Dès 15 heures, sur le grand podium, David Linx (voc), Maria João (voc) et le BJO étaient venus présenter leur dernière création « A Different Porgy and Another Bess ».
« Summertime », «  I’ve Got Plenty of Nothing », « My Man’s Gone Now », « It Ain’t Necessarily So » « Bess, You’re My Woman », « Oh, Doctor Jesus » et d’autres lyrics moins connus de l’opéra de Gershwin ont été réarrangés notamment par Dieter Limbourg (as) et Pierre Devret (tp), redonnant à ces incontournables une richesse plus contemporaine. Le duo João-Linx est une parfaite réussite. La Portugaise est plus cristalline, plus classique que le Belge qui, cette fois, modère les altérations et les grands écarts qui sont sa marque de fabrique. Au fil des thèmes, Maria s’enhardit dans les graves et David explore les octaves. L’improbable duo séduit. Les orchestrations du Brussels Jazz Orchestra accompagnent sans discontinuer les chanteurs ; c’est un opéra de bout en bout ; on est loin des riffs de ponctuation ; l’écriture réinventée surprend par ses audaces alors que le swing reste omniprésent. George et Ira Gershwinn sont dépoussiérés ; les arrangeurs, l’orchestre et les chanteurs ont redonné un lustre qu’on n’aurait osé imaginer au XXIe siècle.

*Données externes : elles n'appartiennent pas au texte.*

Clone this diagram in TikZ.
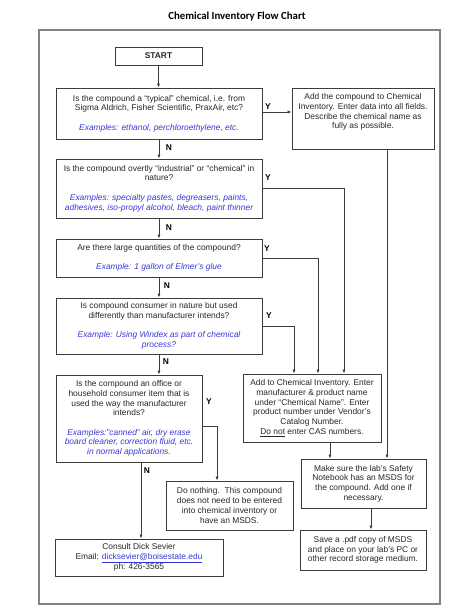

Après ce pur bonheur, on aurait pu croire que la messe était dite. C’était sans compter avec le « Lighthouse Trio » dont les membres se sont ressoudés après deux ans d’errances. Les Britanniques Tim Garland (ts) et Gwilym Simcock (p) forment avec l’Israélien Asaf Sirkis (perc) une union plus que parfaite. L’inspiration voyage. Ibérique, celtique, aregntine ou proche-orientale, elle reste rivée au jazz par la polyrythmie du percussionniste qui use de balais rigides et de ses doigts sur un hang drum dont il tire des sonorités proches des steel drums caraïbes. Il n’y a pas plus de caisse claire que de contrebasse dans ce trio et ces absences ne sont nullement ressenties. La musique est dense et joyeuse. « Wind of Abroad », un hommage à Kenny Wheeler : « Libra », puis une finale avec « Barber Blues » pour saluer Samuel Barber. Simcock et Garland étonnent et font œuvre didactique entre les morceaux, expliquant une démarche à laquelle on souscrit bien volontiers.
Sur le grand podium, en soirée, nous devions découvrir le quintet du trompettiste Ambrose Akinmusire. Le jeune américain, bardé d’awards, nous a présenté un groupe où virtuosité et longs solos dominent quelques brèves orchestrations. Il est brillant et ses sidemen : corrects. La musique apparaît pourtant démonstrative, scholastique et sans émotion. C’est peut-être de l’Open Air Music, mais surtout pas une musique de plein air. Allez, bon… un cornet de frites à la mayonnaise pour digérer tout ça et nous passons à la suite !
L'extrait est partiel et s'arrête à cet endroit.